The president added: "You will have protection for the first time in a long while, and you're going to regrow your industries. That's all I'm asking. You have to regrow your industries."
Increased foreign production, especially by China, has driven down prices and hurt U.S. producers, creating a situation the Commerce Department has called a national security threat.
However, critics raised the specter of a trade war, suggesting other countries will retaliate or use national security as a reason to impose trade penalties of their own.
Trump's move will likely raise steel and aluminum prices here. That's good for U.S. manufacturers. But it's bad for companies that use the metals, and it prompted red flags from industries ranging from tool and dye makers to beer distributors to manufacturers of air conditioners. The American International Automobile Dealers Association warned it would drive prices up "substantially."

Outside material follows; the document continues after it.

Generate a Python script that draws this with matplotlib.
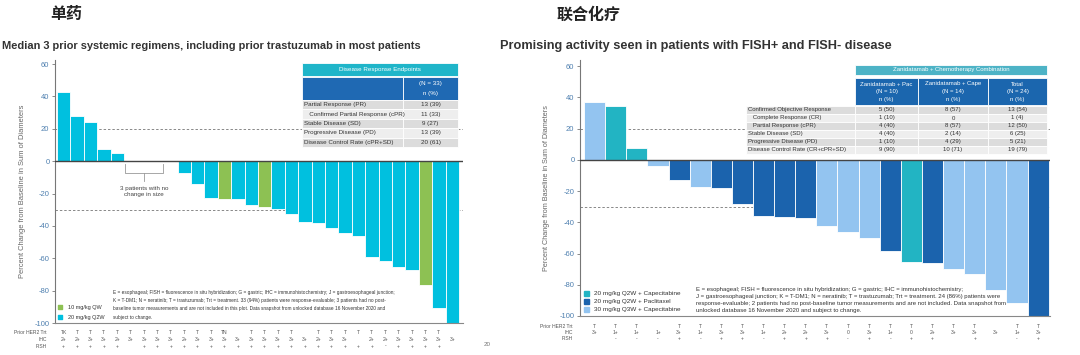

"This is going to have fallout on our downstream suppliers, particularly in the automotive, machinery and aircraft sectors," said Wendy Cutler, a former U.S. trade official who is now vice president of the Asia Society Policy Institute.
Steel-consuming companies said steel tariffs imposed in 2002 by President George W. Bush ended up wiping out 200,000 U.S. jobs.
The decision had been strenuously debated within the White House, with top officials such as economic adviser Gary Cohn and Defense Secretary Jim Mattis raising concerns.
The penalties were pushed by Commerce Secretary Wilbur Ross and White House trade adviser Peter Navarro, an economist who has favored taking aggressive action.
Mattis, in a memo to Commerce, said the department was "concerned about the negative impact on our key allies" of any tariffs.
Some Republicans in Congress were plainly upset.
"The president is proposing a massive tax increase on American families. Protectionism is weak, not strong," said Sen. Ben Sasse of Nebraska. "You'd expect a policy this bad from a leftist administration, not a supposedly Republican one."
GOP Sen. Pat Roberts of Kansas, chairman of the Senate Agriculture Committee, said, "Every time you do this, you get a retaliation and agriculture is the No. 1 target." House Speaker Paul Ryan, R-Wis., said through a spokesman he hoped Trump would "consider the unintended consequences of this idea and look at other approaches before moving forward."
Trump met with more than a dozen executives, including representatives from U.S. Steel Corp., Arcelor Mittal, Nucor, JW Aluminum and Century Aluminum. The industry leaders urged Trump to act, saying they had been unfairly hurt by a glut of imports.
"We are not protectionist. We want a level playing field," said Dave Burritt, president and chief executive officer at U.S. Steel.